Experts have now confirmed that the loud boom that rocked California and Nevada over the weekend was a meteorite, about the size of a minivan, exploding in the earth’s atmosphere. Many saw the fireball or heard the rumbling or explosion and some even got pics.
Scientists say the giant fireball that exploded in daylight on Sunday around 8 am was a rare phenomenon and much bigger than most meteors.
Bill Cooke, an expert on meteor activity from NASA’s Marshall Space Flight Center, says its disintegration probably released energy equivalent to a 5-kiloton explosion. That’s a third the size of the bomb dropped on Hiroshima, Japan.
The mini-van sized asteroid took NASA by surprise as they had not been tracking the object. “There are millions of objects of that size that we don’t know about,” he said. “They’re too small to image unless they’re right up on top of you.”

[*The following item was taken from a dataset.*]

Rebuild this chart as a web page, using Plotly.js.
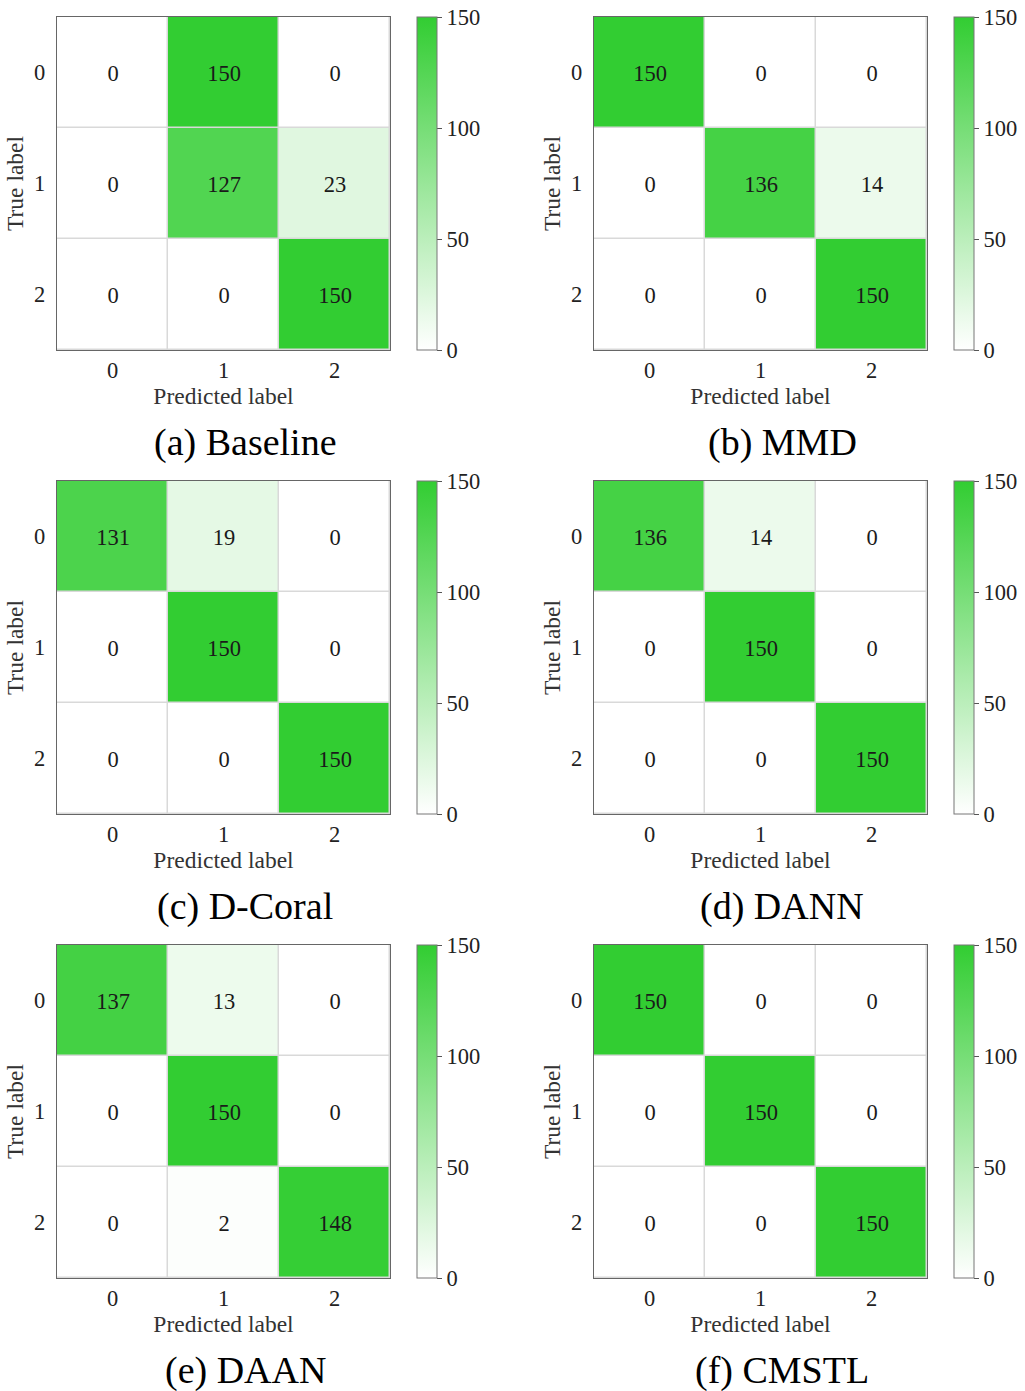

Already, Robert Ward from Reno Nevada who has been collecting meteorites for more than 20 years, found a piece of it — a small piece about the size of a nickel. His find was confirmed by NASA scientists as being one of the more primitive types of space rocks out there, dating to the early formation of the solar system 4 to 5 billion years ago.
Ward said that he said he knew immediately that this meteorite was something special and actually found two pieces. He suspects that they came from one piece that had broken apart on impact as the meteorite entered the earth’s atmosphere.

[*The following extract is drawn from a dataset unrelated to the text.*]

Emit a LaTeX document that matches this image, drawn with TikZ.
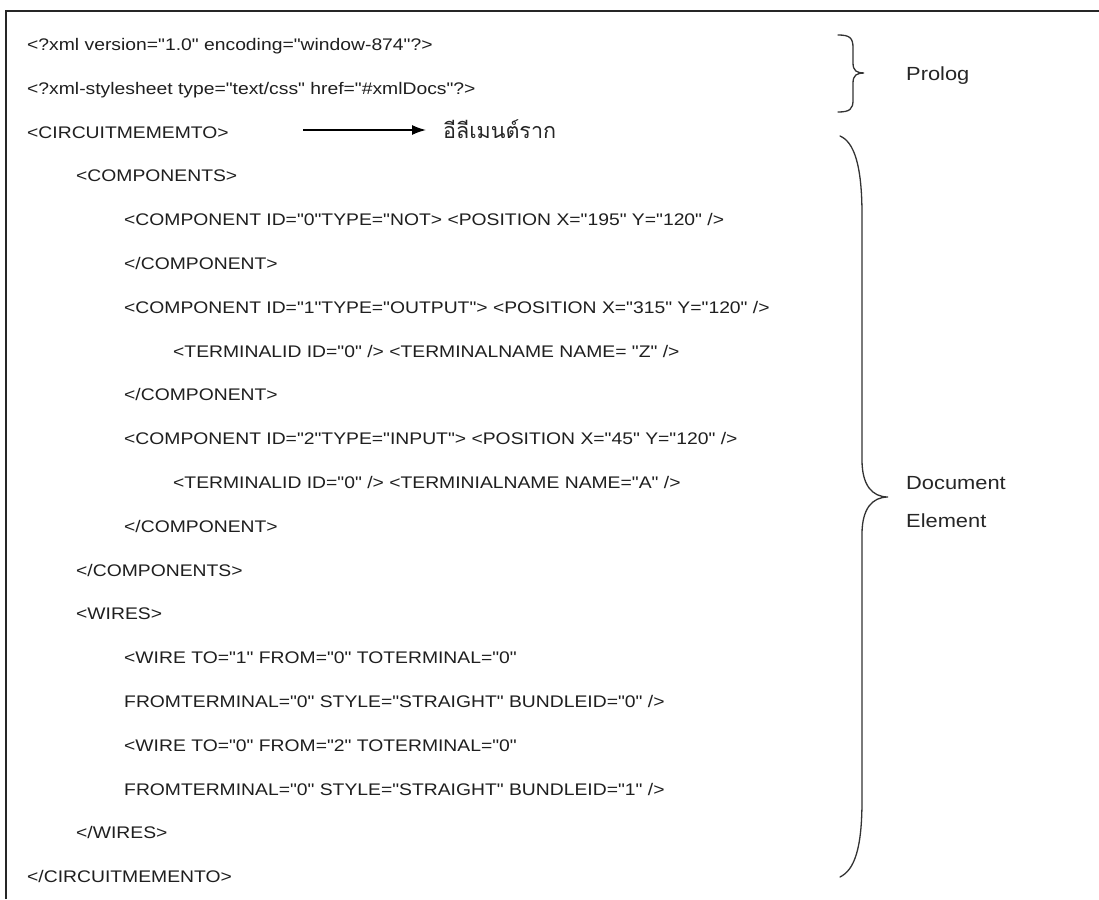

Ward has quite a collection that includes meteorites from every continent but Anarctica and goes by “AstroBob” on his website and said he knew immediately that the rare meteorite was “CM” – carbonaceous chondrite – based in part on the “fusion crusts from atmospheric entry” on one side of the rock.
“It is one of the oldest things known to man and one of the rarest types of meteorites there is,” he said. “It contains amino acids and organic compounds that are extremely important to science.”